Unpaid volunteer work is generally permissible for individuals receiving disability benefits and is often encouraged for personal well-being and community engagement. This activity does not count as “work” for Substantial Gainful Activity (SGA) purposes and typically does not affect benefits. However, if volunteer work becomes extensive in hours or involves duties typically performed for pay, the SSA might view it as evidence of an ability to perform SGA, potentially impacting benefits. Any form of payment, stipends, or significant in-kind benefits received for volunteer work must be reported to the SSA.

Understanding Other Income Sources and Benefits

Beyond earned income, other income sources and assets interact differently with SSDI and SSI benefits. SSDI benefits are based on work history and are generally not affected by unearned income, such as inheritances, gifts, pensions, investments, or rental income. SSI, a needs-based program, is significantly impacted by unearned income and resources. For SSI, the first $20 of any income is excluded, but beyond that, unearned income can reduce the monthly benefit amount.

In 2025, SSI has strict asset limits: $2,000 for individuals and $3,000 for couples. Certain assets, including a primary residence, one vehicle, and personal belongings, are typically excluded from these limits. Other government benefits can also affect disability payments. Workers’ compensation benefits, for instance, may reduce SSDI if the combined total of all benefits exceeds 80% of the individual’s average earnings before disability.

Private pensions generally do not affect SSDI, but government pensions from jobs where Social Security taxes were not paid may lead to a reduction in SSDI benefits under the Windfall Elimination Provision. Benefits like the Supplemental Nutrition Assistance Program (SNAP) and Medicaid generally do not affect SSI payments. All changes in income and resources should be reported to the SSA.

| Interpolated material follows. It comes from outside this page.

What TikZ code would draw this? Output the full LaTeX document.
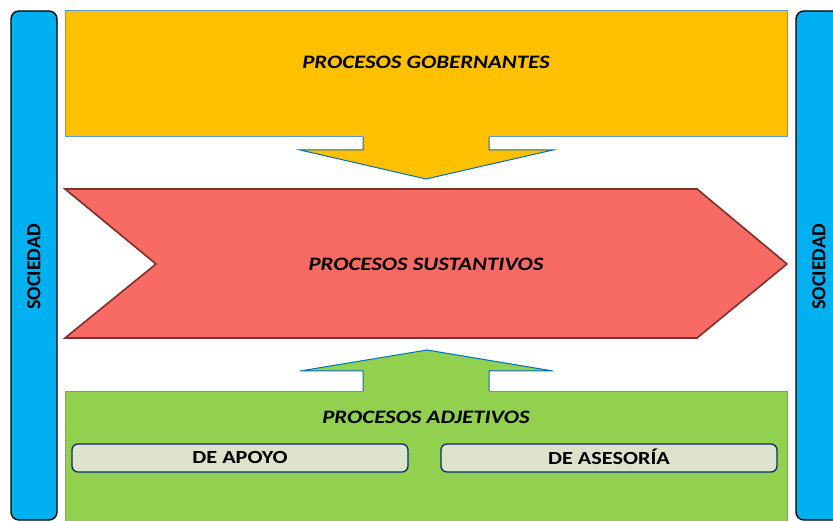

Maintaining Your Eligibility for Disability Benefits

Maintaining eligibility for disability benefits requires ongoing responsibility and communication with the Social Security Administration. Beneficiaries must report changes in circumstances, including improvements in their medical condition, changes in living arrangements, marital status, or resources (especially for SSI). The SSA conducts “Continuing Disability Reviews” (CDRs) periodically to determine if an individual still meets the definition of disability.

The frequency of these reviews varies based on the likelihood of medical improvement. Cases with expected improvement may be reviewed every 6 to 18 months, while those with no expected improvement might be reviewed every five to seven years. During a CDR, the SSA may request updated medical information and work history through forms like the Disability Update Report (SSA-455) or the Continuing Disability Review Report (SSA-454).

Respond promptly to all SSA notices and requests for information or examinations, as failure to do so can lead to benefit suspension. Continuing medical treatment provides evidence of an ongoing disabling condition, and gaps in treatment can raise questions about continued eligibility. Accurate and timely reporting of all relevant changes avoids overpayments or benefit termination.